National Corn Growers Association Trade Update

USMCA

On Wednesday, June 19, Mexico ratified the US-Mexico-Canada Agreement (USMCA). Its Senate voted overwhelmingly (114-4) to ratify, making it the first of three parties to the agreement to pass it. Canadian officials have said they plan to move USMCA through a process more in lockstep with the United States’ timeline.

On June 26, Ambassador Lighthizer met with House Speaker Nancy Pelosi and the nine Democrats she has appointed to a working group to negotiate key changes to the USMCA with USTR. The Ambassador has developed a warm and productive relationship with House Democrats and they plan to keep working in good faith to reach an agreement on how to address concerns over four issue areas: labor, environment, enforcement and drug pricing. Speaker Pelosi has said that her caucus wants to get to “yes” on USMCA but that they are not bound by an August recess timeline. They can move the agreement in the Fall if needed. The White House has not sent the implementing bill to Congress yet (starting the fast track clock) – the earliest it can go is July 9th.

Capitol Hill visits during Corn Congress will be valuable opportunities to promote the importance of USMCA and I suggest planning for August recess advocacy as well.

China

On July 30 at the G-20 meeting, Presidents Trump and Xi announced that they have agreed to pause further escalation of the trade war and will resume talks.
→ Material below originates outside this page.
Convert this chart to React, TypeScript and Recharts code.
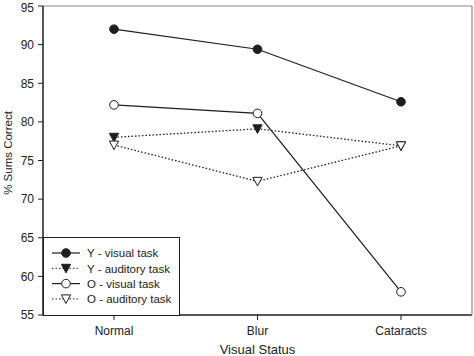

Details on the terms of this ceasefire are still not public and a date for the next talks has not been announced. We know current tariffs will remain in place but new US tariffs will be delayed.

In other news, China’s Ministry of Commerce announced that China will keep anti-dumping and anti-subsidy tariffs on US DDGS after a recent review. China was once a DDGS market valued at over $1 billion/year prior to the anti-dumping tariffs and the retaliatory tariffs. Between the AD tariffs and the retaliatory tariffs, DDGS exports have been all but shut off, with only $20 million worth of the product shipped to China in the 2017/2018 marketing year.

Japan

In the last couple of weeks, Secretary Perdue, Ambassador Lighthizer and Senator Grassley have all expressed public optimism that we will reach an ag-only agreement with Japan shortly after Japanese elections later this month. Because it would be a tariff-only deal they think they can do it without triggering Trade Promotion Authority (TPA), meaning it would not require a Congressional vote. In exchange they would give Japan a promise of exclusion from auto tariffs. It remains to be seen whether Japan will accept those terms when they want increase access for autos in the US. Lighthizer has said he views this as a two-step process in which the more comprehensive agreement is worked out in the second phase and hopefully includes things we want like SPS and biotech provisions (likely modeled off TPP).

EU Trade Agreements

The EU recently announced two new trade agreements- one with Mercosur (Brazil, Argentina, Uruguay, Paraguay) and one with Vietnam. We are still analyzing but it doesn’t appear the big non-tariff barriers the US corn industry faces in the EU were addressed in a helpful way in the agreement with Mercosur. These new agreements are likely to infringe on US agriculture’s global competitiveness.

MAP/FMD Appropriations

On June 25, the House, by vote of 227 to 194, approved the FY 20 Agriculture Appropriations bill (H.R. 3055).  It was considered as part of a package of several appropriations bills (Commerce, Justice, Science, Interior, Environment, Military Construction, Veterans Affairs, Transportation, Housing and Urban Development).  As approved by the House, the legislation includes the full $255 million for Agricultural Trade Promotion and Facilitation, as authorized in the 2018 Farm Bill.  No amendments related to MAP and FMD were considered during floor debate.  As a result, MAP and FMD will receive NO LESS than $200 million and $34.5 million respectively for FY 20.  H.R. 3055 makes no changes regarding paying for administrative costs. Unfortunately, these costs, which totaled $5.5 million for MAP and $1.5 million for FMD in FY 19, will continue to come out of mandatory program money.

The Senate could consider its version of the FY 20 Agriculture Appropriations bill later this month.